Deep Dive: How the Court Reached Its Decision

Discovery Issues

The court addressed Weaver's argument regarding the denial of his motion to compel discovery, asserting that the superior court did not abuse its discretion. Weaver's discovery requests were deemed untimely since he attempted to engage in additional discovery after the 80-day deadline established by Arizona Rule of Civil Procedure 77(g)(3) for cases appealed from arbitration. The court noted that Weaver had failed to seek an extension of this deadline, rendering his depositions and discovery requests invalid. Additionally, the court found that Stratton and Solomon had complied with the required disclosure obligations, contradicting Weaver's claims. As a result, the court upheld the superior court's decision to deny the motion to compel, concluding that it acted within its discretion based on the procedural shortcomings of Weaver's requests. Furthermore, the court emphasized that compliance with discovery rules is essential for maintaining procedural integrity in litigation.

Exclusion of Trial Exhibits

The court analyzed Weaver's contention that the superior court improperly excluded his trial exhibits, which he argued violated his right to due process. It clarified that Weaver did not comply with the requirement to file a list of exhibits with his notice of appeal, nor did he request permission to file a supplemental list, which led to the exclusion of several exhibits. The court stated that while Weaver was allowed to present some exhibits, the judge had to assess the admissibility of each based on whether it had been disclosed timely. Since Weaver failed to provide an offer of proof regarding the excluded exhibits, the court found it challenging to evaluate any potential harm caused by their exclusion. Ultimately, the court concluded that the superior court acted appropriately in enforcing the disclosure requirements and did not violate Weaver’s due process rights by excluding his exhibits.
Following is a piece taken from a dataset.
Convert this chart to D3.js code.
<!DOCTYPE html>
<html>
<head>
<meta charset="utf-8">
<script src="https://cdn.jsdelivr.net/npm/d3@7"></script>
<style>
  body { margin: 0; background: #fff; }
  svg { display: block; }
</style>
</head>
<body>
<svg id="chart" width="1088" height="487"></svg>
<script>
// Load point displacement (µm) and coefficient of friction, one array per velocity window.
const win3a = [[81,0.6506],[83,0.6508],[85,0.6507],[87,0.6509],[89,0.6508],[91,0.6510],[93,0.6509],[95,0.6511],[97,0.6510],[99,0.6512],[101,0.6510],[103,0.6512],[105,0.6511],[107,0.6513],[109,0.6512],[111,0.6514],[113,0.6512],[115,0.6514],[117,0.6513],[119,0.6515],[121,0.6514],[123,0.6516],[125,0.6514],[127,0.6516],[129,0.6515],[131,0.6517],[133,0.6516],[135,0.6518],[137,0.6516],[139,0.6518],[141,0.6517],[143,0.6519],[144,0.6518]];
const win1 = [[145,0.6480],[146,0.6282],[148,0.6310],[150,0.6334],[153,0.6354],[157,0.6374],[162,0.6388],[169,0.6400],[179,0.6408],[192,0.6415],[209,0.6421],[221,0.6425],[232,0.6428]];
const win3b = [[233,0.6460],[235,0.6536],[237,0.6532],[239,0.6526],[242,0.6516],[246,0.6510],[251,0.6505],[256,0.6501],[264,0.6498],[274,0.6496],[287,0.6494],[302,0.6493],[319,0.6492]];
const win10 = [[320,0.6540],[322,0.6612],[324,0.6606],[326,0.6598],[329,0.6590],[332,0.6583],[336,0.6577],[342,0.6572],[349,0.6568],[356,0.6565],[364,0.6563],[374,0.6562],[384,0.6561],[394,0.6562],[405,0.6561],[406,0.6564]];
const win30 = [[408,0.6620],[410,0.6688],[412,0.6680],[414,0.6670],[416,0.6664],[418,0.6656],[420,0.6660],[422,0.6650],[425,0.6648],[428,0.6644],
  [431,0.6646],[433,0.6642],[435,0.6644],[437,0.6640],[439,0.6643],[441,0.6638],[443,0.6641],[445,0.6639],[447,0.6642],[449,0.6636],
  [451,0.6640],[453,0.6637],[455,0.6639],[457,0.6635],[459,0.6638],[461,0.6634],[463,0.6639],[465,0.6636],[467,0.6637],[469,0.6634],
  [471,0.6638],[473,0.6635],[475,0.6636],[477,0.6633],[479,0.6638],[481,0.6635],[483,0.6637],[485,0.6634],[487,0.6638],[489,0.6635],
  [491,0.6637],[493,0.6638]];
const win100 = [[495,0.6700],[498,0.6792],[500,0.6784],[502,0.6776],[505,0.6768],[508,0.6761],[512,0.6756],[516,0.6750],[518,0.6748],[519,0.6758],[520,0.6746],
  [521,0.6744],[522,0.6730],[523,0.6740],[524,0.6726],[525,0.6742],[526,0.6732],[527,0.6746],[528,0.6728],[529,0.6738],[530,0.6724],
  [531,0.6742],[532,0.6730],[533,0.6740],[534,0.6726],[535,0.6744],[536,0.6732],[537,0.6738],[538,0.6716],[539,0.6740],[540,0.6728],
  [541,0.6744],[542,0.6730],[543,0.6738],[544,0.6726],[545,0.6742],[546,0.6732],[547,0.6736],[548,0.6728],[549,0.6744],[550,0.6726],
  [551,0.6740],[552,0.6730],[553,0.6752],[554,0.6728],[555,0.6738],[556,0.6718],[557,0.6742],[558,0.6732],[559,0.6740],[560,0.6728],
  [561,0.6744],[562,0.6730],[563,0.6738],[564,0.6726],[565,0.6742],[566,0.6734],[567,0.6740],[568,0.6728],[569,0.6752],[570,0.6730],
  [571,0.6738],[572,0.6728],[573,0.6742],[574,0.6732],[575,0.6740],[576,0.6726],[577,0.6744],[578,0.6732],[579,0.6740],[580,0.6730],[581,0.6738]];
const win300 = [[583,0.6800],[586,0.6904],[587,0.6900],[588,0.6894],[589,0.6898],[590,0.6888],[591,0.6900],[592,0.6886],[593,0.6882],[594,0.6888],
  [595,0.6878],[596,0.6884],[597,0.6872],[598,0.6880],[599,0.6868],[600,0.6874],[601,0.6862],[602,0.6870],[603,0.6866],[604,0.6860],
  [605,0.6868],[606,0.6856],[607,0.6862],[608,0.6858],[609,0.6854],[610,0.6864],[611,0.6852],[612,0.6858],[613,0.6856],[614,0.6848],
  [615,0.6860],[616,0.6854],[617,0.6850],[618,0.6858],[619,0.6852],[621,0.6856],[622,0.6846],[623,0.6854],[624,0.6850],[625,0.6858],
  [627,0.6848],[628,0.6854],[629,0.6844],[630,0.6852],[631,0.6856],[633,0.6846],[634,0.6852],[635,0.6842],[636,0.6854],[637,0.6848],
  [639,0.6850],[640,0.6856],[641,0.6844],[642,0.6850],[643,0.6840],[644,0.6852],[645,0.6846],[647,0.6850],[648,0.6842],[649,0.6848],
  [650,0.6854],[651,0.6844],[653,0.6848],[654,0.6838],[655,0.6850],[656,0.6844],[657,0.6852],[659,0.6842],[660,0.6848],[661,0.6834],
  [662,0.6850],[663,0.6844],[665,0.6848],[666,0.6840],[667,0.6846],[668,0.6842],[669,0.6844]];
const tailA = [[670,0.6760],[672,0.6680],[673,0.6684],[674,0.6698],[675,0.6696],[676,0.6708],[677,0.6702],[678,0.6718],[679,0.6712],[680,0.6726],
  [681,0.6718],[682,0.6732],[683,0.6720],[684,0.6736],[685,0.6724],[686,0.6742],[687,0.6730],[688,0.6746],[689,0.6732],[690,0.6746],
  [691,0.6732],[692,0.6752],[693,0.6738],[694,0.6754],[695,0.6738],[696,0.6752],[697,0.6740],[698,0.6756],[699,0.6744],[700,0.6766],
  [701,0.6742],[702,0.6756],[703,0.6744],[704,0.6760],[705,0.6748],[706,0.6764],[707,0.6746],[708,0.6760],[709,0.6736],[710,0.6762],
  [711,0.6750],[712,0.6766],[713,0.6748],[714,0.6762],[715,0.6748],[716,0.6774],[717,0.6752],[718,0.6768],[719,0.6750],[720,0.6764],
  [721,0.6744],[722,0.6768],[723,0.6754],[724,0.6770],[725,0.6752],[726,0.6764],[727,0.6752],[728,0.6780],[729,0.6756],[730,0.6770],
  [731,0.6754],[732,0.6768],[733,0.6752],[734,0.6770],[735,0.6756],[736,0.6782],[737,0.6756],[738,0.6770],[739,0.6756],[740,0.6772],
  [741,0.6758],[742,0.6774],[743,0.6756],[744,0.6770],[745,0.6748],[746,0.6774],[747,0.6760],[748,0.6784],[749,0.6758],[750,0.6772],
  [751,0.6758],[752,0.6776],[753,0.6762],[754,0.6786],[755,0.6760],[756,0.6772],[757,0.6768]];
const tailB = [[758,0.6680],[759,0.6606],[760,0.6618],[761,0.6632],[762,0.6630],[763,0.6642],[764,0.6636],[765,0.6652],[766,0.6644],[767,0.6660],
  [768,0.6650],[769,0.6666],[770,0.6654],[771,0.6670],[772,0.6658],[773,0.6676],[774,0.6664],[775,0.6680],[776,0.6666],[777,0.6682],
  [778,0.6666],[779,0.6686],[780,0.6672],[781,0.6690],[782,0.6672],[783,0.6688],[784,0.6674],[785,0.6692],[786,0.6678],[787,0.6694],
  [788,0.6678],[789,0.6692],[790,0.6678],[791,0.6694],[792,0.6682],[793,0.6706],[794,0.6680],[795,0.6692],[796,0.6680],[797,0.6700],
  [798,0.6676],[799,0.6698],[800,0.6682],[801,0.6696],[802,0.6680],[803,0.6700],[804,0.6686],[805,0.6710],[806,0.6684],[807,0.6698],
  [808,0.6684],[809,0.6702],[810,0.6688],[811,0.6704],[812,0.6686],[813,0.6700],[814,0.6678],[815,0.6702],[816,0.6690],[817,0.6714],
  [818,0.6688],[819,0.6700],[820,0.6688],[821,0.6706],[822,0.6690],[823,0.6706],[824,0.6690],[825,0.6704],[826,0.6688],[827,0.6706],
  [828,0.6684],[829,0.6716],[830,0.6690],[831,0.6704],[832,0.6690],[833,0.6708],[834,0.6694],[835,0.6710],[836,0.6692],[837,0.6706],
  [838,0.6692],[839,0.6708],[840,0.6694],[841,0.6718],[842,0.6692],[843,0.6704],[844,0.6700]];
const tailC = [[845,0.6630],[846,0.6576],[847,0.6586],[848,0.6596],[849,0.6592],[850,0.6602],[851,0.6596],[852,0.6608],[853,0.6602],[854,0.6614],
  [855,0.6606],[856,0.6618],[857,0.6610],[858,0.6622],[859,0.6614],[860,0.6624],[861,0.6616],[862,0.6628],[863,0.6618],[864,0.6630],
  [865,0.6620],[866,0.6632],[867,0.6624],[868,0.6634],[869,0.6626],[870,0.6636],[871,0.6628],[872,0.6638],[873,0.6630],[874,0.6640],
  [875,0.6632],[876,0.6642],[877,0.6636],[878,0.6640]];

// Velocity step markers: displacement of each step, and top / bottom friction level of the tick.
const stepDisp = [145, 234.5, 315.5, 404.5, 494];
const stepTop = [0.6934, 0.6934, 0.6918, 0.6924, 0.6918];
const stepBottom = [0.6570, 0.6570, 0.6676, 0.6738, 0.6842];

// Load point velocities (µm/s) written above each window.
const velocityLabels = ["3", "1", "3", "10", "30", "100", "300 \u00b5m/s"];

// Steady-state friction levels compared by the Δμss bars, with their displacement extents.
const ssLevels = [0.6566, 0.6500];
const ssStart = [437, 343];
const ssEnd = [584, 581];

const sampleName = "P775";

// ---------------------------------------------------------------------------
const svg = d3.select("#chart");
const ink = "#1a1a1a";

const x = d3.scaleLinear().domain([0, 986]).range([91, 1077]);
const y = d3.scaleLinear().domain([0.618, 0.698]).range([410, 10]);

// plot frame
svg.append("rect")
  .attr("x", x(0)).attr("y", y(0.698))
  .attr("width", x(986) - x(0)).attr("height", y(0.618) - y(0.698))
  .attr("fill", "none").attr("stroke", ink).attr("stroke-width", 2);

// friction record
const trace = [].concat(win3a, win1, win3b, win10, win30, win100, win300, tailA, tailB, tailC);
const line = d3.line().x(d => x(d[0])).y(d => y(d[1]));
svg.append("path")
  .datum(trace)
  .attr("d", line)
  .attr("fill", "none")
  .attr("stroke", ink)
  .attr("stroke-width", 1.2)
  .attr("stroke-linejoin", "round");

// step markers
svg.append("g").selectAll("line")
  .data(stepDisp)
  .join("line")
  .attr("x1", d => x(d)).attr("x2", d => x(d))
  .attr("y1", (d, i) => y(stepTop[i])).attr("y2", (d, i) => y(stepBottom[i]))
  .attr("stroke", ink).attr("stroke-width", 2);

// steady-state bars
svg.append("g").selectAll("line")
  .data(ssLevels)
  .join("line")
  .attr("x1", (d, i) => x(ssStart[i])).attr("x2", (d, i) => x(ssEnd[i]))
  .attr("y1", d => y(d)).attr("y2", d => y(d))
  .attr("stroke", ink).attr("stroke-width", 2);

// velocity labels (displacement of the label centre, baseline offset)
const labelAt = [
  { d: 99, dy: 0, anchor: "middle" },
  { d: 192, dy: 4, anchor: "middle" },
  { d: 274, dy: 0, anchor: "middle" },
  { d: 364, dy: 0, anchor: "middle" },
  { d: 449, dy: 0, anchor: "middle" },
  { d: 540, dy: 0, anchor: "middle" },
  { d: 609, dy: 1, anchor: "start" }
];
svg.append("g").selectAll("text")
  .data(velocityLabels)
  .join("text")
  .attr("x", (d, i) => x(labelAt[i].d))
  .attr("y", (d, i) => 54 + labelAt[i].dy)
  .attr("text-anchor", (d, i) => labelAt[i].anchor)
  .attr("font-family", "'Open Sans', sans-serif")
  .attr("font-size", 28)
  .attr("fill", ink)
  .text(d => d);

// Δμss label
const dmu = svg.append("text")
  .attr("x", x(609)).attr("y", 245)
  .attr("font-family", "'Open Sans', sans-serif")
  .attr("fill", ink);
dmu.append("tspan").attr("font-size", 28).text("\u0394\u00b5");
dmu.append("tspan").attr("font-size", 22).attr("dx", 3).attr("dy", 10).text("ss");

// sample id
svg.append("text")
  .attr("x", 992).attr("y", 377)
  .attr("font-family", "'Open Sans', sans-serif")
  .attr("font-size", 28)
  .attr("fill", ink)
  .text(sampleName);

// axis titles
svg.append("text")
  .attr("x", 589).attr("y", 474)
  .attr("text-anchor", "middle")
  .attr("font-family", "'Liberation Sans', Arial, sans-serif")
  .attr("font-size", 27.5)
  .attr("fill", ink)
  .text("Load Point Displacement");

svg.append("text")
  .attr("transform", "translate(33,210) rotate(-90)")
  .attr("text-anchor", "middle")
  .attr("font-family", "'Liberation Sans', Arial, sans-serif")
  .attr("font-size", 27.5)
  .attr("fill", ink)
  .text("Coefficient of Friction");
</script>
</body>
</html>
Sufficiency of the Evidence

In evaluating the sufficiency of the evidence, the court stated that it would uphold the superior court's judgment as long as there was reasonable evidence to support it. The court examined the claims made by Stratton and Solomon that Weaver had breached both the partnership agreement and his fiduciary duties by retaining the proceeds from the property sale. The trial court found that the partnership had received specific proceeds from the sale, and it determined the amount Stratton and Solomon were entitled to receive based on their contributions and the agreed-upon profit-sharing arrangement. The court noted that Weaver's counterclaims were unpersuasive; he failed to provide credible evidence to support his assertions. The testimony from Stratton and Solomon demonstrated that they had complied with their obligations, and the court recognized their right to reimbursement for expenses incurred and their share of the profits. Thus, the evidence sufficiently supported the superior court's findings regarding the breach of contract and fiduciary duties.

Attorneys' Fees

The court discussed Weaver's challenge to the superior court's award of attorneys' fees to Stratton and Solomon, emphasizing that the award was justified under Arizona law. It noted that A.R.S. § 12-341.01(A) allows for a discretionary award of fees to the prevailing party in a contractual dispute, and the superior court had the authority to grant such fees without requiring a detailed explanation. The court found that the partnership agreement did not prohibit the award of fees related to the arbitration, as the arbitration was conducted under compulsory arbitration rules rather than the parties' agreement. Weaver's assertion that the court needed to provide specific findings of fact was rejected, as the court's obligation to do so only applied in sanction cases or when specified by statute. The court ultimately concluded that the superior court acted within its discretion in awarding reasonable attorneys' fees to the prevailing parties, affirming the legitimacy of the fee award based on the prevailing party status in the litigation.